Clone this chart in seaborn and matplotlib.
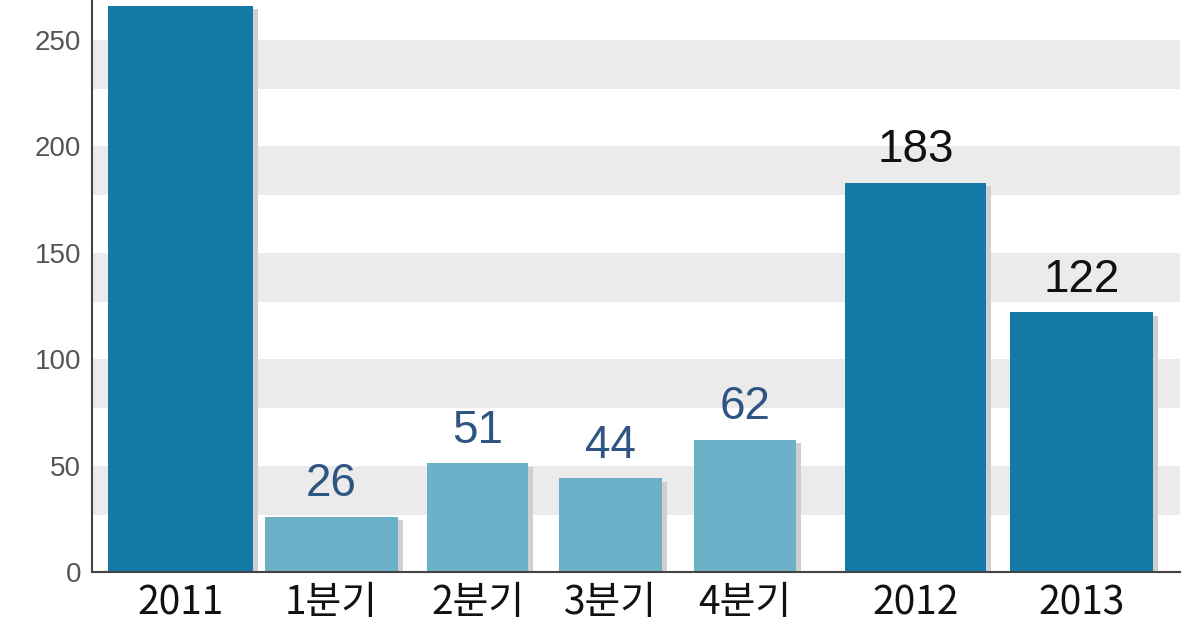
import matplotlib
matplotlib.use("Agg")
import matplotlib.pyplot as plt
import seaborn as sns

categories = ["2011", "1분기", "2분기", "3분기", "4분기", "2012", "2013"]
values = [266, 26, 51, 44, 62, 183, 122]
labels = [None, "26", "51", "44", "62", "183", "122"]
yticks = [0, 50, 100, 150, 200, 250]

# layout (pixel-based x positions)
left = [108, 265, 427, 559, 694, 845, 1010]
right = [253, 398, 528, 662, 796, 986, 1153]
dark, light = "#1479a6", "#6db1c9"
colors = [dark, light, light, light, light, dark, dark]
lblcol = [None, "#2f5583", "#2f5583", "#2f5583", "#2f5583", "#111111", "#111111"]

sns.set_style("white")
plt.rcParams["font.family"] = ["Liberation Sans", "Noto Sans CJK KR", "DejaVu Sans"]

fig = plt.figure(figsize=(12, 6.3), dpi=100)
ax = fig.add_axes([92/1200, 58/630, 1088/1200, 572/630])
ax.set_xlim(92, 1180)
ax.set_ylim(0, 268.8)

for t in yticks[1:]:
    ax.axhspan(t - 23, t, color="#ebebeb", zorder=0, lw=0)

centers = [(l + r) / 2 for l, r in zip(left, right)]
widths = [r - l for l, r in zip(left, right)]
ax.bar([c + 5 for c in centers], [v - 1.5 for v in values], width=widths,
       color="#cfcfcf", zorder=1, lw=0)
ax.bar(centers, values, width=widths, color=colors, zorder=2, lw=0)

for c, v, lab, col in zip(centers, values, labels, lblcol):
    if lab:
        ax.text(c, v + 5, lab, ha="center", va="bottom", fontsize=33, color=col)

ax.set_xticks(centers)
ax.set_xticklabels(categories, fontsize=28, color="#111111",
                   family=["Noto Sans CJK KR", "DejaVu Sans"])
ax.tick_params(axis="x", length=0, pad=8)
ax.set_yticks(yticks)
ax.set_yticklabels([str(t) for t in yticks], fontsize=20, color="#555555")
ax.tick_params(axis="y", length=8, color="#444444", width=1.2, pad=8, direction="in")
for s in ["top", "right"]:
    ax.spines[s].set_visible(False)
for s in ["left", "bottom"]:
    ax.spines[s].set_color("#444444")
    ax.spines[s].set_linewidth(1.5)
ax.set_xlabel("")
ax.set_ylabel("")
fig.savefig("out.png", dpi=100)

*Given instruction*: Please take the lines from the beginning of the data above through the line holding "import seaborn as sns" and transcribe them exactly, without any pictures.

*The completed task*:
Clone this chart in seaborn and matplotlib.
import matplotlib
matplotlib.use("Agg")
import matplotlib.pyplot as plt
import seaborn as sns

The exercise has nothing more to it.